There’s many a slip between plans and practice, and there are some hugely complex issues still
to be worked through, both on the mechanics of funding and on operational detail. But the example of Birmingham City Council (with its Energy Savers scheme) and a small number of other
initiatives has already started to show the way. At the same time, the British Gas Green Deal has
allowed one of the UK’s ‘Big Six’ energy companies to steal a march on its competitors.
Of greatest importance to the Government is British Gas’s commitment to employ up to 3,700 on retrofit work over the next two or three years. Ministers are excitedly talking up the prospect of up to 100,000 ‘green collar jobs’ of this kind. They desperately need these jobs; even though the ‘green economy’ will create many new jobs over the years, there are few opportunities to do thousands of jobs rather than hundreds.

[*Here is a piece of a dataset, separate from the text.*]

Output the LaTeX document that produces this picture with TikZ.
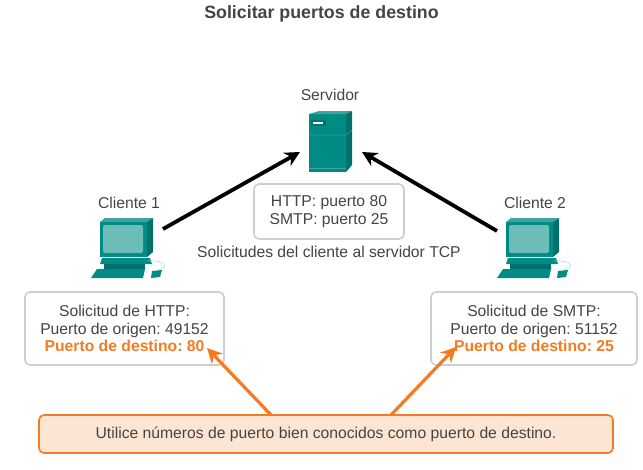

So the Green Deal could just be the game-changer for the whole built environment agenda. Once people start to realise how mind-bogglingly inefficient most of our buildings are, the practice of sustainable construction should become mainstream rather than the preserve of a few passionate architects and developers, represented by a few dozen ‘iconic’ buildings.
That’s certainly the thrust of the 2010 Report from the Low Carbon Construction Innovation and Growth Team:
“Over the next forty years, the transition to low carbon can almost be read as a business plan for construction, bringing opportunities for growth at every scale. The construction industry’s pivotal role in any carbon reduction program creates the opportunity, almost the obligation, for it to take up a position of leadership”.